◆ What to produce
Write again exactly the lines in the listing below, starting at the line with "Rebuild this chart" and ending at the line with "AX_L, AX_R, AX_T, AX_B", both included. Pictures are not copied.

## Begin Exercise material

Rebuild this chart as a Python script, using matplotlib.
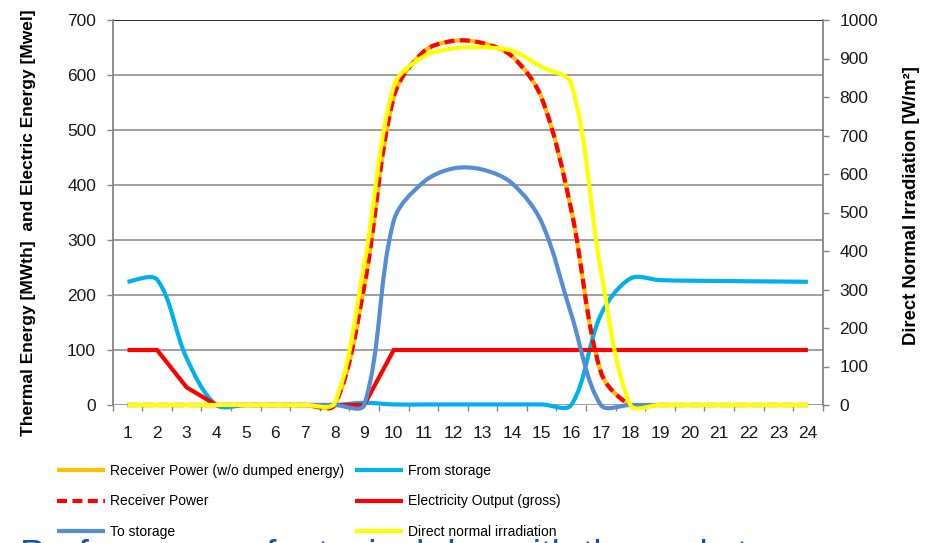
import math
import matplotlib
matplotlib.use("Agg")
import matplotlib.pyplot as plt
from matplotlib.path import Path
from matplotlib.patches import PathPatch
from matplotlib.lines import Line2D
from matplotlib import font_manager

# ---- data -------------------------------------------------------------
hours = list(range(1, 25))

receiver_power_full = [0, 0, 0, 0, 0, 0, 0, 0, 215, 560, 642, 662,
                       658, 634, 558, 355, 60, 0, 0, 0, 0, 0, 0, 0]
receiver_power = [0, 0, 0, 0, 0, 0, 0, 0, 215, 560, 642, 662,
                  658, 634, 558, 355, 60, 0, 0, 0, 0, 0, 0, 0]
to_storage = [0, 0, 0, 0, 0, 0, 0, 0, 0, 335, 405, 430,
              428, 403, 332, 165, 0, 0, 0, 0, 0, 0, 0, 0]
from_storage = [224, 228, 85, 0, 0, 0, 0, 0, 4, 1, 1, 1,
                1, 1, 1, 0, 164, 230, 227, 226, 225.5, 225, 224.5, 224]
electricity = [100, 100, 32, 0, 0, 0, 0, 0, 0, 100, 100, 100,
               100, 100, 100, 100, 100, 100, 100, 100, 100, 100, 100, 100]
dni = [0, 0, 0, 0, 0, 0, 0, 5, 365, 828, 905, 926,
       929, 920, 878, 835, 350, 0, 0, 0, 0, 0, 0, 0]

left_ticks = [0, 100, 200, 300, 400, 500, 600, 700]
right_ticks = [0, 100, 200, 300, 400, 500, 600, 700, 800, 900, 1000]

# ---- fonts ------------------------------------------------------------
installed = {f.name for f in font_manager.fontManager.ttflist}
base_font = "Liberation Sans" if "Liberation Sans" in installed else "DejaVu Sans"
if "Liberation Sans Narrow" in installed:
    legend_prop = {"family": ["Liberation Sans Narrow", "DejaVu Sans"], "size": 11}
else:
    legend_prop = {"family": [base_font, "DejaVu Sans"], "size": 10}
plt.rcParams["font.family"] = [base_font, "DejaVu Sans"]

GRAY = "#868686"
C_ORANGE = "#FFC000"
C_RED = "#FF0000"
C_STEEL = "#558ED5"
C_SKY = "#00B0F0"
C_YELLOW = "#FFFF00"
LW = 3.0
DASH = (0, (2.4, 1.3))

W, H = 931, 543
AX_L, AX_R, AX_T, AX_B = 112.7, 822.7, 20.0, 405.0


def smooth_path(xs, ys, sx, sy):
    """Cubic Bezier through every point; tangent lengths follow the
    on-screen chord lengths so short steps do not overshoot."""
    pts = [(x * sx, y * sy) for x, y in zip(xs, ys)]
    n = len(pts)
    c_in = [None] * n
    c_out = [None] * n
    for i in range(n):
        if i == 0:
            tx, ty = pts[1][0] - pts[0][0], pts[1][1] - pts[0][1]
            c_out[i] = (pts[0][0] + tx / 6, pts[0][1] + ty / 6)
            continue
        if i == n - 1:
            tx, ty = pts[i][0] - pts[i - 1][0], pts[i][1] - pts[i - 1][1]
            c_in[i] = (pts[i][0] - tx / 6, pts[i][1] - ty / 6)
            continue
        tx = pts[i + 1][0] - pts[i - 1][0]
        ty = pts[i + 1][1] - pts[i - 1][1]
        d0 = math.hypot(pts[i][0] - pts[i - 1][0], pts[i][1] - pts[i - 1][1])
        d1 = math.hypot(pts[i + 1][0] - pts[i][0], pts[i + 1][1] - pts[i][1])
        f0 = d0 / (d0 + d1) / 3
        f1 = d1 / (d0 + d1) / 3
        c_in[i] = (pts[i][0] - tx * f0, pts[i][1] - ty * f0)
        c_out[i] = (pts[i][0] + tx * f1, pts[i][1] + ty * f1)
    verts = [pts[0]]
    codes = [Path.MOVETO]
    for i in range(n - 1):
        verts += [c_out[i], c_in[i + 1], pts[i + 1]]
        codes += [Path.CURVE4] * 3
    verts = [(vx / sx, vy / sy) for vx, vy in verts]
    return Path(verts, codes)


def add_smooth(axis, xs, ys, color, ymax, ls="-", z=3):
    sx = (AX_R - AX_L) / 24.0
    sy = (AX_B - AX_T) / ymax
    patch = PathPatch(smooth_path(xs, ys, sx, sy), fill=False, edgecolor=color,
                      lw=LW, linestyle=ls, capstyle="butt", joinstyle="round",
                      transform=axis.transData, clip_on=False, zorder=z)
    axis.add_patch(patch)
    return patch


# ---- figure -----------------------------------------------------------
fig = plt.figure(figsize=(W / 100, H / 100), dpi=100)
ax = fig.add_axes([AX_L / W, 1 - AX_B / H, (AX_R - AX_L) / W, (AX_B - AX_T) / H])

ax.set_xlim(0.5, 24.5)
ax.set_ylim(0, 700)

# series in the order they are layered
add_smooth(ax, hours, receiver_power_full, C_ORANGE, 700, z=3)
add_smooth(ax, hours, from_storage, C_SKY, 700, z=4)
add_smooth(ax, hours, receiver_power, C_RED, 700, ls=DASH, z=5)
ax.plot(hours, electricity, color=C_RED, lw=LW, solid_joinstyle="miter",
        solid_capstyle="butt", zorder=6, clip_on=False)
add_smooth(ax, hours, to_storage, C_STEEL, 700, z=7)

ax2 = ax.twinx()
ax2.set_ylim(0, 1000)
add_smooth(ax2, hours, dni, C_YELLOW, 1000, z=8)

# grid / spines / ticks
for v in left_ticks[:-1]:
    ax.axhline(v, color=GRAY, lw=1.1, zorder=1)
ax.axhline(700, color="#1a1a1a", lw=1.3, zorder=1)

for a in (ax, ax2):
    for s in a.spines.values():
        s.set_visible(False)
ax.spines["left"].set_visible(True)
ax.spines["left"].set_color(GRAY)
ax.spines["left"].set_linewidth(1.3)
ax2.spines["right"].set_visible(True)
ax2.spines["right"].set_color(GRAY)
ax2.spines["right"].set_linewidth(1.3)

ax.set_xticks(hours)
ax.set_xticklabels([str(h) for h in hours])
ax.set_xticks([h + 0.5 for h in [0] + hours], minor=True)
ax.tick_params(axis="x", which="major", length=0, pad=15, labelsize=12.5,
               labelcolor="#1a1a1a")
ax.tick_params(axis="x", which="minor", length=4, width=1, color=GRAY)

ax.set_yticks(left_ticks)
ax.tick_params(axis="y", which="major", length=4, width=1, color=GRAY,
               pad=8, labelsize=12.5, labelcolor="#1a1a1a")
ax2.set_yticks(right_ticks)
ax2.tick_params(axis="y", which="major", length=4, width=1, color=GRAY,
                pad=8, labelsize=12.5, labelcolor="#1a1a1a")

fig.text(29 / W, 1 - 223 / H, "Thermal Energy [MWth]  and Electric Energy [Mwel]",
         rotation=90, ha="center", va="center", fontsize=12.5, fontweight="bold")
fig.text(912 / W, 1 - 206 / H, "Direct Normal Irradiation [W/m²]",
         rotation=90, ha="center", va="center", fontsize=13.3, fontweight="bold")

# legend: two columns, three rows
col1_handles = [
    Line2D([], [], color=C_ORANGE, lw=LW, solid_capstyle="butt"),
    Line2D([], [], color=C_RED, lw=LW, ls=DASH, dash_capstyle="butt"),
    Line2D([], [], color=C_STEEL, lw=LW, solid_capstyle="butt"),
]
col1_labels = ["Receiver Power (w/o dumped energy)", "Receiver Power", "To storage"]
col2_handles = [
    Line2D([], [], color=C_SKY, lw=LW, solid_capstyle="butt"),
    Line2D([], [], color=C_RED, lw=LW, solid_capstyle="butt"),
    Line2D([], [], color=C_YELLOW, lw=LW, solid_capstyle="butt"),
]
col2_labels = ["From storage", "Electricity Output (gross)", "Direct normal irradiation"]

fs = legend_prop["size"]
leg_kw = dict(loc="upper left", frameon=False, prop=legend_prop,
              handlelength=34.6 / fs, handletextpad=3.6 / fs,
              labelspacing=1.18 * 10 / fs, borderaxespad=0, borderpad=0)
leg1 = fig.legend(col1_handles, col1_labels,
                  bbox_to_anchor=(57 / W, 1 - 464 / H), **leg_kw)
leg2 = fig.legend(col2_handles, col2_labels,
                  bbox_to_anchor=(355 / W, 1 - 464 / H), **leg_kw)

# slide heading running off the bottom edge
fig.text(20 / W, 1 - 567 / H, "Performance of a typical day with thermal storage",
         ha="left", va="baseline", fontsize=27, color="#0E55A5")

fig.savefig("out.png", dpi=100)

## End Exercise material
## Begin Exercise material

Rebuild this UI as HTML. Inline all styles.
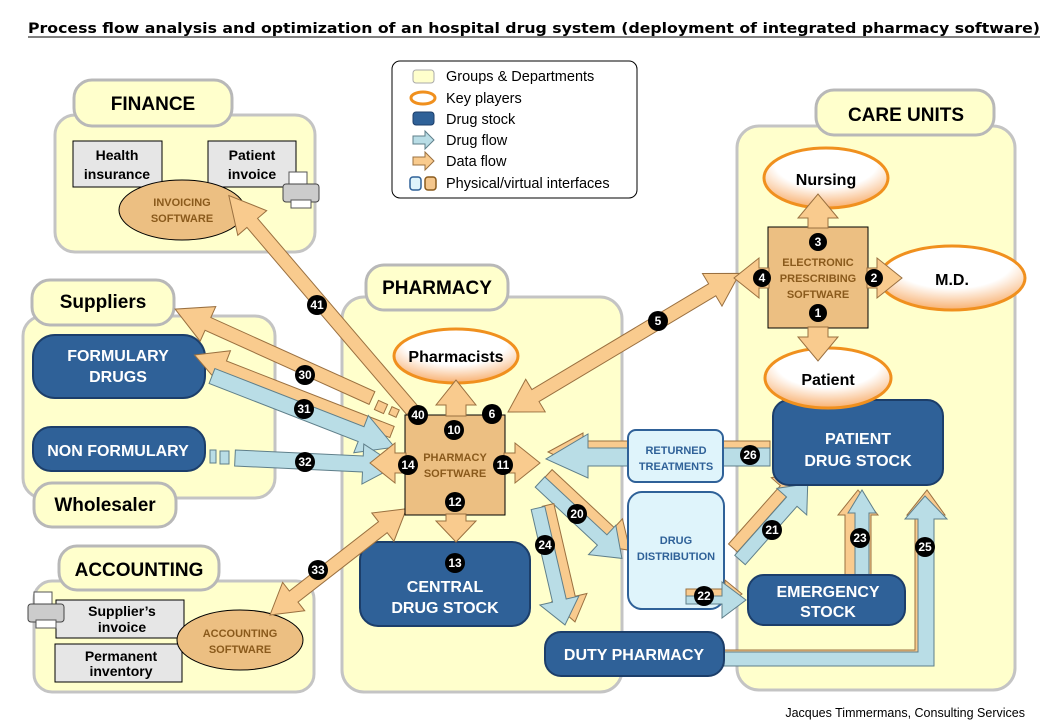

## End Exercise material

◆ Answer to this exercise
Rebuild this chart as a Python script, using matplotlib.
import math
import matplotlib
matplotlib.use("Agg")
import matplotlib.pyplot as plt
from matplotlib.path import Path
from matplotlib.patches import PathPatch
from matplotlib.lines import Line2D
from matplotlib import font_manager

# ---- data -------------------------------------------------------------
hours = list(range(1, 25))

receiver_power_full = [0, 0, 0, 0, 0, 0, 0, 0, 215, 560, 642, 662,
                       658, 634, 558, 355, 60, 0, 0, 0, 0, 0, 0, 0]
receiver_power = [0, 0, 0, 0, 0, 0, 0, 0, 215, 560, 642, 662,
                  658, 634, 558, 355, 60, 0, 0, 0, 0, 0, 0, 0]
to_storage = [0, 0, 0, 0, 0, 0, 0, 0, 0, 335, 405, 430,
              428, 403, 332, 165, 0, 0, 0, 0, 0, 0, 0, 0]
from_storage = [224, 228, 85, 0, 0, 0, 0, 0, 4, 1, 1, 1,
                1, 1, 1, 0, 164, 230, 227, 226, 225.5, 225, 224.5, 224]
electricity = [100, 100, 32, 0, 0, 0, 0, 0, 0, 100, 100, 100,
               100, 100, 100, 100, 100, 100, 100, 100, 100, 100, 100, 100]
dni = [0, 0, 0, 0, 0, 0, 0, 5, 365, 828, 905, 926,
       929, 920, 878, 835, 350, 0, 0, 0, 0, 0, 0, 0]

left_ticks = [0, 100, 200, 300, 400, 500, 600, 700]
right_ticks = [0, 100, 200, 300, 400, 500, 600, 700, 800, 900, 1000]

# ---- fonts ------------------------------------------------------------
installed = {f.name for f in font_manager.fontManager.ttflist}
base_font = "Liberation Sans" if "Liberation Sans" in installed else "DejaVu Sans"
if "Liberation Sans Narrow" in installed:
    legend_prop = {"family": ["Liberation Sans Narrow", "DejaVu Sans"], "size": 11}
else:
    legend_prop = {"family": [base_font, "DejaVu Sans"], "size": 10}
plt.rcParams["font.family"] = [base_font, "DejaVu Sans"]

GRAY = "#868686"
C_ORANGE = "#FFC000"
C_RED = "#FF0000"
C_STEEL = "#558ED5"
C_SKY = "#00B0F0"
C_YELLOW = "#FFFF00"
LW = 3.0
DASH = (0, (2.4, 1.3))

W, H = 931, 543
AX_L, AX_R, AX_T, AX_B = 112.7, 822.7, 20.0, 405.0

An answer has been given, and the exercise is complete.